While the dilution to the founder or common shareholder is not as significant as that in scenario 1, issuing preferred shares with even a capped participation feature can greatly reduce the proceeds to common shareholders. Issuing preferred shares with no participation feature is one way to help reduce dilution as outlined in the following scenario.
In scenario 3, Series A receives a liquidation preference equal to their original investment of $10.0 million and then no longer receives any proceeds, since it is a non-participating preferred security. Proceeds above the $10.0 million liquidation preference are then distributed 100.0% to the founder. Given Series A has the ability to convert to common stock, however, the Series A investor would exercise their right to convert when proceeds from a liquidity event exceed their $10.0 million preference. Similar to the conversion calculation we performed in scenario 2, the Series A investor would convert to common stock at a company value of $33.3 million ($10.0 million / 30.0% = $33.3 million). At any liquidation value above this threshold, the Series A investor would now be a common shareholder and receive 30.0% of all proceeds, maximizing their return. The following chart illustrates how proceeds are allocated based on company values.
This chart illustrates how the Series A investor receives the same payout if Startup, Inc. liquidates for $10.0 million or $33.3 million, but then receives increased proceeds once the value of the company exceeds $33.3 million.
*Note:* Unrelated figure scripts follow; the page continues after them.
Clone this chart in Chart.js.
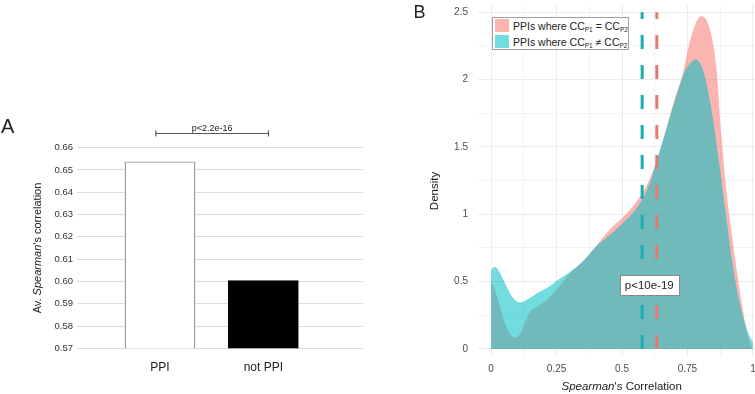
<!DOCTYPE html>
<html>
<head>
<meta charset="utf-8">
<script src="https://cdn.jsdelivr.net/npm/chart.js"></script>
<style>
  body { margin: 0; width: 755px; height: 394px; overflow: hidden; background: #fff; position: relative;
         font-family: "Liberation Sans", Arial, sans-serif; color: #222; }
  canvas { position: absolute; top: 0; }
  #chartA { left: 0; }
  #chartB { left: 380px; }
  .txt { position: absolute; white-space: nowrap; line-height: 1; }
  .panel { font-size: 20px; }
  .rot { transform: translate(-50%, -50%) rotate(-90deg); }
  .ctr { transform: translate(-50%, -50%); }
  #legend { position: absolute; left: 492px; top: 17px; width: 137px; height: 33px; box-sizing: border-box;
            border: 1px solid #a0a0a0; background: #fff; font-size: 10.5px; }
  #legend .sw { position: absolute; left: 2px; width: 14px; height: 13px; }
  #legend .lt { position: absolute; left: 20px; white-space: nowrap; line-height: 1; }
  #legend sub { font-size: 6.5px; vertical-align: -2px; line-height: 0; }
</style>
</head>
<body>
<canvas id="chartA" width="380" height="394"></canvas>
<canvas id="chartB" width="390" height="394"></canvas>

<div class="txt panel" style="left:1px; top:115.5px;">A</div>
<div class="txt panel" style="left:413.5px; top:2.5px; font-size:18px;">B</div>
<div class="txt rot" style="left:36.7px; top:248.3px; font-size:11px;">Av. <i>Spearman</i>'s correlation</div>
<div class="txt rot" style="left:435px; top:191px; font-size:11.5px;">Density</div>
<div class="txt ctr" style="left:621.7px; top:386.5px; font-size:11.5px;"><i>Spearman</i>'s Correlation</div>

<div id="legend">
  <div class="sw" style="top:1px; background:rgba(248,118,109,0.55);"></div>
  <div class="lt" style="top:2.5px;">PPIs where CC<sub>P1</sub> = CC<sub>P2</sub></div>
  <div class="sw" style="top:17px; background:rgba(0,191,196,0.55);"></div>
  <div class="lt" style="top:18.5px;">PPIs where CC<sub>P1</sub> ≠ CC<sub>P2</sub></div>
</div>

<script>
// Panel A: average Spearman correlation
const categories = ['PPI', 'not PPI'];
const avgCorrelation = [0.6537, 0.6004];
const yTicksA = [0.57, 0.58, 0.59, 0.60, 0.61, 0.62, 0.63, 0.64, 0.65, 0.66];
const bracketFrom = 0.96, bracketTo = 2.05, bracketLevel = 0.6665;
const bracketText = 'p<2.2e-16';

// Panel B: density of Spearman's correlation
const eqX = [0, 0.015, 0.03, 0.05, 0.07, 0.09, 0.11, 0.13, 0.15, 0.18, 0.21, 0.25, 0.3, 0.35, 0.4, 0.45,
             0.5, 0.55, 0.6, 0.65, 0.7, 0.73, 0.76, 0.78, 0.8, 0.82, 0.84, 0.86, 0.88, 0.9, 0.92, 0.94,
             0.96, 0.98, 1.0];
const eqDensity = [0.50, 0.44, 0.34, 0.21, 0.12, 0.085, 0.11, 0.20, 0.28, 0.32, 0.36, 0.44, 0.56, 0.65, 0.76, 0.88,
                   0.97, 1.08, 1.24, 1.50, 1.85, 2.03, 2.29, 2.41, 2.47, 2.45, 2.34, 2.10, 1.58, 1.15, 0.84, 0.56,
                   0.31, 0.10, 0.0];
const neX = [0, 0.015, 0.035, 0.055, 0.08, 0.11, 0.14, 0.18, 0.22, 0.26, 0.3, 0.35, 0.4, 0.45, 0.5, 0.55,
             0.6, 0.65, 0.7, 0.74, 0.76, 0.78, 0.81, 0.84, 0.87, 0.9, 0.92, 0.94, 0.96, 0.98, 1.0];
const neDensity = [0.59, 0.61, 0.56, 0.48, 0.39, 0.345, 0.37, 0.42, 0.46, 0.52, 0.57, 0.65, 0.76, 0.84, 0.93, 1.03,
                   1.20, 1.51, 1.83, 2.06, 2.12, 2.15, 2.07, 1.80, 1.40, 0.95, 0.66, 0.43, 0.26, 0.13, 0.05];
const meanNe = 0.577, meanEq = 0.633;
const xTicksB = [0, 0.125, 0.25, 0.375, 0.5, 0.625, 0.75, 0.875, 1];
const yTicksB = [0, 0.25, 0.5, 0.75, 1, 1.25, 1.5, 1.75, 2, 2.25, 2.5];
const pLabelX = 0.604, pLabelY = 0.475, pLabelText = 'p<10e-19';

const FONT = '"Liberation Sans", Arial, sans-serif';

const bracketPlugin = {
  id: 'bracket',
  afterDraw(chart) {
    const { ctx, scales: { x, y } } = chart;
    const x1 = x.getPixelForValue(bracketFrom);
    const x2 = x.getPixelForValue(bracketTo);
    const yy = Math.round(y.getPixelForValue(bracketLevel)) + 0.5;
    ctx.save();
    ctx.strokeStyle = '#555';
    ctx.lineWidth = 1.2;
    ctx.beginPath();
    ctx.moveTo(x1, yy); ctx.lineTo(x2, yy);
    ctx.moveTo(x1, yy - 3); ctx.lineTo(x1, yy + 3);
    ctx.moveTo(x2, yy - 3); ctx.lineTo(x2, yy + 3);
    ctx.stroke();
    ctx.fillStyle = '#222';
    ctx.font = '9px ' + FONT;
    ctx.textAlign = 'center';
    ctx.textBaseline = 'alphabetic';
    ctx.fillText(bracketText, (x1 + x2) / 2, yy - 2.8);
    ctx.restore();
  }
};

const pLabelPlugin = {
  id: 'pLabel',
  afterDatasetsDraw(chart) {
    const { ctx, scales: { x, y } } = chart;
    const cx = x.getPixelForValue(pLabelX);
    const cy = y.getPixelForValue(pLabelY);
    ctx.save();
    ctx.font = '11.5px ' + FONT;
    const w = Math.round(ctx.measureText(pLabelText).width + 10), h = 20;
    const left = Math.round(cx - w / 2) + 0.5, top = Math.round(cy - h / 2) + 0.5;
    ctx.fillStyle = '#fff';
    ctx.fillRect(left, top, w, h);
    ctx.strokeStyle = '#888';
    ctx.lineWidth = 1;
    ctx.strokeRect(left, top, w, h);
    ctx.fillStyle = '#222';
    ctx.textAlign = 'center';
    ctx.textBaseline = 'middle';
    ctx.fillText(pLabelText, cx, cy + 0.5);
    ctx.restore();
  }
};

function fixSize(prop, size) {
  return s => {
    s[prop] = size;
    s.paddingTop = s.paddingBottom = s.paddingLeft = s.paddingRight = 0;
  };
}

new Chart(document.getElementById('chartA'), {
  type: 'bar',
  data: {
    datasets: [{
      data: categories.map((c, i) => ({ x: i + 1, y: avgCorrelation[i] })),
      backgroundColor: ['#ffffff', '#000000'],
      borderColor: ['#8c8c8c', '#000000'],
      borderWidth: 1.2,
      borderSkipped: false,
      barThickness: 70
    }]
  },
  options: {
    responsive: false,
    animation: false,
    layout: { padding: { top: 147.7, right: 17, left: 0, bottom: 0 } },
    plugins: { legend: { display: false }, tooltip: { enabled: false } },
    scales: {
      x: {
        type: 'linear', min: 0.1965, max: 2.965, offset: false,
        afterBuildTicks: s => { s.ticks = categories.map((c, i) => ({ value: i + 1 })); },
        afterFit: fixSize('height', 45.7),
        grid: { display: false, offset: false },
        border: { display: false },
        ticks: { callback: v => categories[v - 1], padding: 4, color: '#222', maxRotation: 0, autoSkip: false,
                 font: { size: 12, family: FONT } }
      },
      y: {
        min: 0.57, max: 0.66,
        afterBuildTicks: s => { s.ticks = yTicksA.map(v => ({ value: v })); },
        afterFit: fixSize('width', 77),
        grid: { color: '#dcdcdc', drawTicks: false, lineWidth: 1 },
        border: { display: false },
        ticks: { callback: v => v.toFixed(2), padding: 4, color: '#333', autoSkip: false,
                 font: { size: 9.5, family: FONT } }
      }
    }
  },
  plugins: [bracketPlugin]
});

const isMajorX = v => Math.abs(v * 4 - Math.round(v * 4)) < 1e-9;
const isMajorY = v => Math.abs(v * 2 - Math.round(v * 2)) < 1e-9;

new Chart(document.getElementById('chartB'), {
  type: 'line',
  data: {
    datasets: [
      {
        data: eqX.map((x, i) => ({ x, y: eqDensity[i] })),
        fill: 'origin',
        backgroundColor: 'rgba(248,118,109,0.55)',
        borderColor: 'rgba(0,0,0,0)',
        borderWidth: 0,
        pointRadius: 0,
        cubicInterpolationMode: 'monotone',
        order: 3
      },
      {
        data: neX.map((x, i) => ({ x, y: neDensity[i] })),
        fill: 'origin',
        backgroundColor: 'rgba(0,191,196,0.55)',
        borderColor: 'rgba(0,0,0,0)',
        borderWidth: 0,
        pointRadius: 0,
        cubicInterpolationMode: 'monotone',
        order: 2
      },
      {
        data: [{ x: meanNe, y: 0 }, { x: meanNe, y: 2.5 }],
        fill: false,
        borderColor: '#1aadb0',
        borderWidth: 3,
        borderDash: [14, 16],
        pointRadius: 0,
        order: 1
      },
      {
        data: [{ x: meanEq, y: 0 }, { x: meanEq, y: 2.5 }],
        fill: false,
        borderColor: '#e07b72',
        borderWidth: 3,
        borderDash: [14, 16],
        pointRadius: 0,
        order: 1
      }
    ]
  },
  options: {
    responsive: false,
    animation: false,
    layout: { padding: { top: 5.6, right: 4, left: 0, bottom: 0 } },
    plugins: { legend: { display: false }, tooltip: { enabled: false } },
    scales: {
      x: {
        type: 'linear', min: -0.05, max: 1.05,
        afterBuildTicks: s => { s.ticks = xTicksB.map(v => ({ value: v })); },
        afterFit: fixSize('height', 38.3),
        grid: { color: c => isMajorX(c.tick.value) ? '#ebebeb' : '#f3f3f3', drawTicks: false },
        border: { display: false },
        ticks: { callback: v => isMajorX(v) ? String(v) : '', padding: 8, color: '#4d4d4d',
                 maxRotation: 0, autoSkip: false, font: { size: 10, family: FONT } }
      },
      y: {
        min: -0.05, max: 2.55,
        afterBuildTicks: s => { s.ticks = yTicksB.map(v => ({ value: v })); },
        afterFit: fixSize('width', 98),
        grid: { color: c => isMajorY(c.tick.value) ? '#ebebeb' : '#f3f3f3', drawTicks: false },
        border: { display: false },
        ticks: { callback: v => isMajorY(v) ? String(v) : '', padding: 10, color: '#4d4d4d',
                 autoSkip: false, font: { size: 10, family: FONT } }
      }
    }
  },
  plugins: [pLabelPlugin]
});
</script>
</body>
</html>
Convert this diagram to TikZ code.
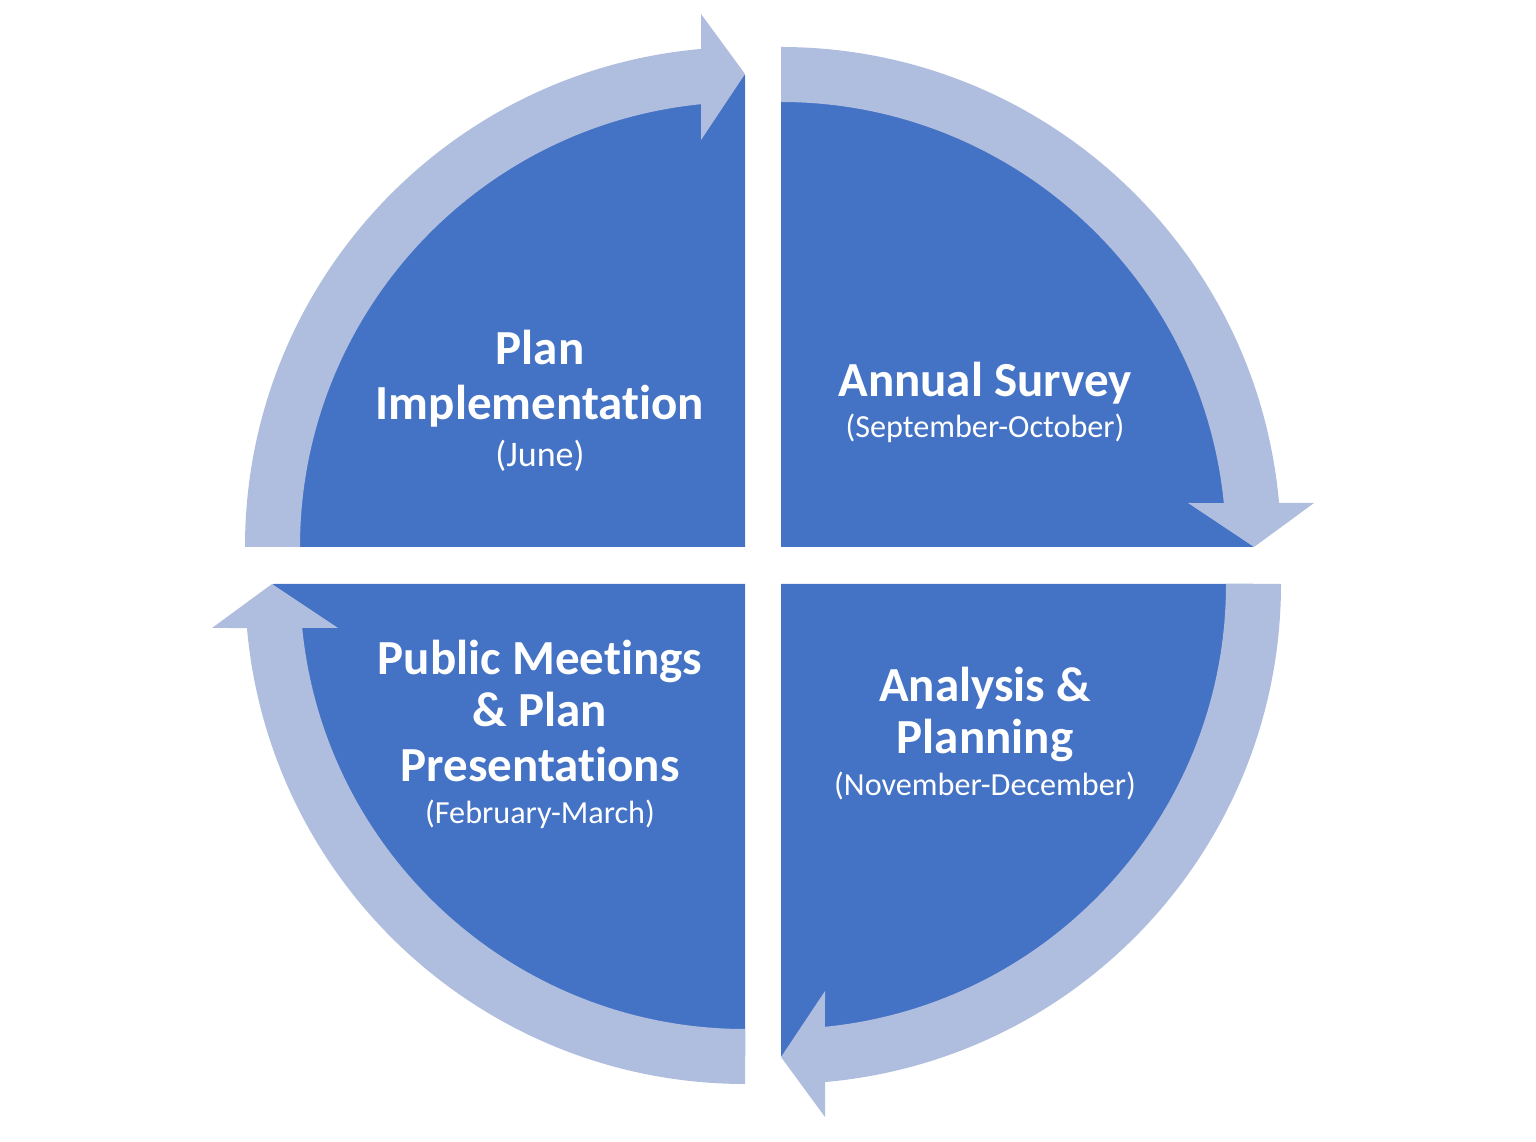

The following chart compares the proceeds resulting from the three scenarios:
It is not surprising to see that when preferred investors do not participate with common stock, the total return to the common shareholders is maximized and, in our example, the founder’s distribution totaled $49.0 million. Preferred stock that fully participates results in the least amount distributed to common shareholders. In our examples, the preferred investor did not receive any dividends, which is uncommon. Had the preferred investor received dividends, the proceeds received by the common shareholders would have been reduced even further under all scenarios.
Even when preferred stock does not participate as common stock, but has the ability to convert to common stock, the common shareholders are still forgoing their full potential. In order to fully mitigate any dilution, you would be best served to issue preferred stock with no participation or conversion features. This type of preferred instrument would be similar to that of a debt instrument in that once liquidation is achieved, only the initial investment and dividends are paid to the preferred investors, allowing the common shareholders to benefit from all the upside.